Before giving any personal information over the phone, verify that the lender is licensed. The Nationwide Mortgage Licensing System (NMLS) maintains a free consumer lookup tool where you can search by company name or the individual loan officer’s NMLS ID to confirm they’re authorized to operate in your state.11Consumer Financial Protection Bureau. Is There Any Way I Can Check to See if the Company or Person I Contact Is Permitted to Make or Broker Mortgage Loans? You can also check with your state’s financial regulator to see whether any disciplinary actions have been filed against the company. If the caller can’t provide an NMLS number or gets evasive when you ask, hang up.

Other warning signs: the lender pressures you to act immediately, guarantees approval regardless of credit, asks you to pay an upfront fee before receiving loan proceeds, or wants you to wire money or pay with gift cards. Report suspicious contacts to the FTC at ReportFraud.ftc.gov.

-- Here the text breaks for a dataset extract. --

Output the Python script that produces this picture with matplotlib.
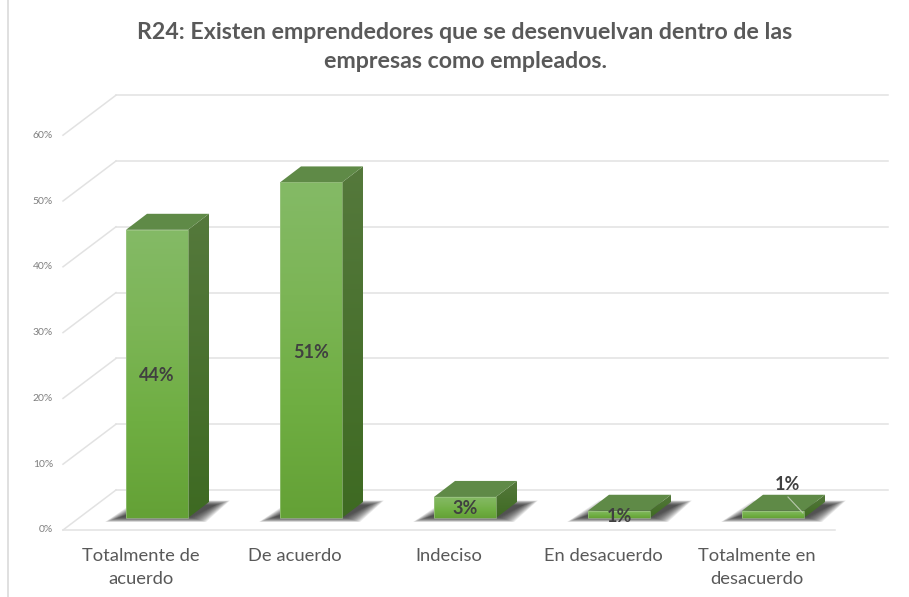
import numpy as np
from matplotlib import pyplot as plt
from matplotlib.colors import LinearSegmentedColormap

plt.rcParams['font.family'] = ['Lato', 'DejaVu Sans']

categories = ['Totalmente de\nacuerdo', 'De acuerdo', 'Indeciso', 'En desacuerdo', 'Totalmente en\ndesacuerdo']
values = [43.8, 51.0, 3.2, 1.1, 1.1]
value_labels = ['44%', '51%', '3%', '1%', '1%']
ticks = [0, 10, 20, 30, 40, 50, 60]
tick_labels = ['0%', '10%', '20%', '30%', '40%', '50%', '60%']
title = 'R24: Existen emprendedores que se desenvuelvan dentro de las\nempresas como empleados.'

W, H = 909, 597
PX_X = 154.0   # pixels for one category
PX_Y = 6.58    # pixels for one percent
X0, Y0 = 157, 518   # centre of first bar, base of bars

# one axes over the whole figure, scaled so categories and percent are the units
fig = plt.figure(figsize=(W / 100, H / 100), dpi=100)
ax = fig.add_axes([0, 0, 1, 1])
ax.axis('off')

def dx(px):
    return px / PX_X

def dy(px):
    return px / PX_Y

xlim = ((0 - X0) / PX_X, (W - X0) / PX_X)
ylim = ((Y0 - H) / PX_Y, Y0 / PX_Y)

# depth of the 3d effect
depth_x, depth_y = dx(21), dy(16)
bar_w = dx(62)

# gridlines: floor offset from the bar base
floor_front = dy(-12)
wall_x0 = dx(116 - X0)
wall_x1 = dx(888 - X0)
wall_dx, wall_dy = dx(53), dy(40)
grid_col = '#E2E2E2'
for t in ticks:
    yb = t + floor_front + wall_dy
    ax.plot([wall_x0 - wall_dx, wall_x0], [yb - wall_dy, yb], color=grid_col, lw=1.1, zorder=1)
    ax.plot([wall_x0, wall_x1], [yb, yb], color=grid_col, lw=1.1, zorder=1)
# front edge of the floor
ax.plot([wall_x0 - wall_dx, wall_x1 - wall_dx], [floor_front, floor_front], color=grid_col, lw=1.1, zorder=1)

for t, lab in zip(ticks, tick_labels):
    ax.text(dx(53 - X0), t + floor_front, lab, ha='right', va='center', fontsize=7.5, color='#7F7F7F')

# left edge of the pasted picture
ax.plot([dx(8.5 - X0)] * 2, [ylim[0], ylim[1]], color='#DADADA', lw=1.2, zorder=1)

front_cmap = LinearSegmentedColormap.from_list('front', ['#84BA66', '#7CB556', '#6FAE42', '#64A136'])
side_cmap = LinearSegmentedColormap.from_list('side', ['#55793C', '#3E6A22'])
grad = np.linspace(0, 1, 128).reshape(-1, 1)

for i, v in enumerate(values):
    left = i - bar_w / 2
    right = i + bar_w / 2

    # soft shadow on the floor, layered polygons
    for k in range(20):
        g = dx(12 - k * 0.8)
        gy = dy(3.5 - k * 0.25)
        sx = [left - dx(9) - g, right + dx(6) + g, right + depth_x + dx(9) + g, left + depth_x + dx(2) - g]
        sy = [dy(-0.5) - gy, dy(-0.5) - gy, depth_y - dy(2) + gy, depth_y - dy(2) + gy]
        ax.fill(sx, sy, color='#2A2A2A', alpha=0.075, lw=0, zorder=2)

    # front face
    bar = ax.bar(i, v, width=bar_w, color='none', edgecolor='#A9CC92', linewidth=0.4, zorder=4)[0]
    im = ax.imshow(grad, extent=(left, right, 0, v), aspect='auto',
                   cmap=front_cmap, origin='upper', zorder=3)
    im.set_clip_path(bar)

    # side face
    side = ax.fill([right, right + depth_x, right + depth_x, right],
                   [0, depth_y, v + depth_y, v], color='none', lw=0, zorder=3)[0]
    im2 = ax.imshow(grad, extent=(right, right + depth_x, 0, v + depth_y), aspect='auto',
                    cmap=side_cmap, origin='upper', zorder=3)
    im2.set_clip_path(side)

    # top face
    ax.fill([left, right, right + depth_x, left + depth_x],
            [v, v, v + depth_y, v + depth_y], color='#5F8A47', lw=0, zorder=3)

    ax.text(i - dx(16), dy(Y0 - 548), categories[i], ha='center', va='top', fontsize=13.2,
            color='#595959', linespacing=1.55)

# value labels
label_x = [0, 0, 0, 0, dx(15)]
label_y = [values[0] / 2 - dy(2), values[1] / 2 - dy(2), values[2] / 2 - dy(1), dy(2), dy(34)]
for i, lab in enumerate(value_labels):
    ax.text(i + label_x[i], label_y[i], lab, ha='center', va='center', fontsize=13,
            fontweight='bold', color='#404040', zorder=6)

# leader line of the last label
ax.plot([4 + dx(15), 4 + dx(30)], [dy(21), dy(5)], color='#B9C9AE', lw=0.8, zorder=5)

ax.text(dx(465 - X0), dy(Y0 - 47), title, ha='center', va='center', fontsize=16.7,
        fontweight='bold', color='#595959', linespacing=1.5, zorder=6)

ax.set_xlim(xlim)
ax.set_ylim(ylim)
fig.savefig('out.png', dpi=100)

Canceling a Loan After Signing

The federal right of rescission gives borrowers three business days to cancel certain credit transactions, but it only applies to loans secured by your primary home, such as a home equity loan or a cash-out refinance. It does not cover purchase mortgages, unsecured personal loans, or auto loans.12Consumer Financial Protection Bureau. 1026.23 Right of Rescission If you took out a home equity line of credit over the phone and changed your mind, you can cancel by sending written notice to the lender within three business days of signing the documents or receiving the required disclosures, whichever comes last.

For unsecured personal loans, there is no automatic federal cooling-off period. Once you sign the agreement and the lender disburses funds, you owe the money. Some lenders voluntarily allow cancellation within a short window, and a few states have their own cancellation rules for certain loan types, so it’s worth asking about the lender’s policy during the call. If you aren’t sure about the terms, don’t sign the documents until you’ve had time to review them. The phone representative may create a sense of urgency, but no legitimate lender will penalize you for taking a day to read the fine print.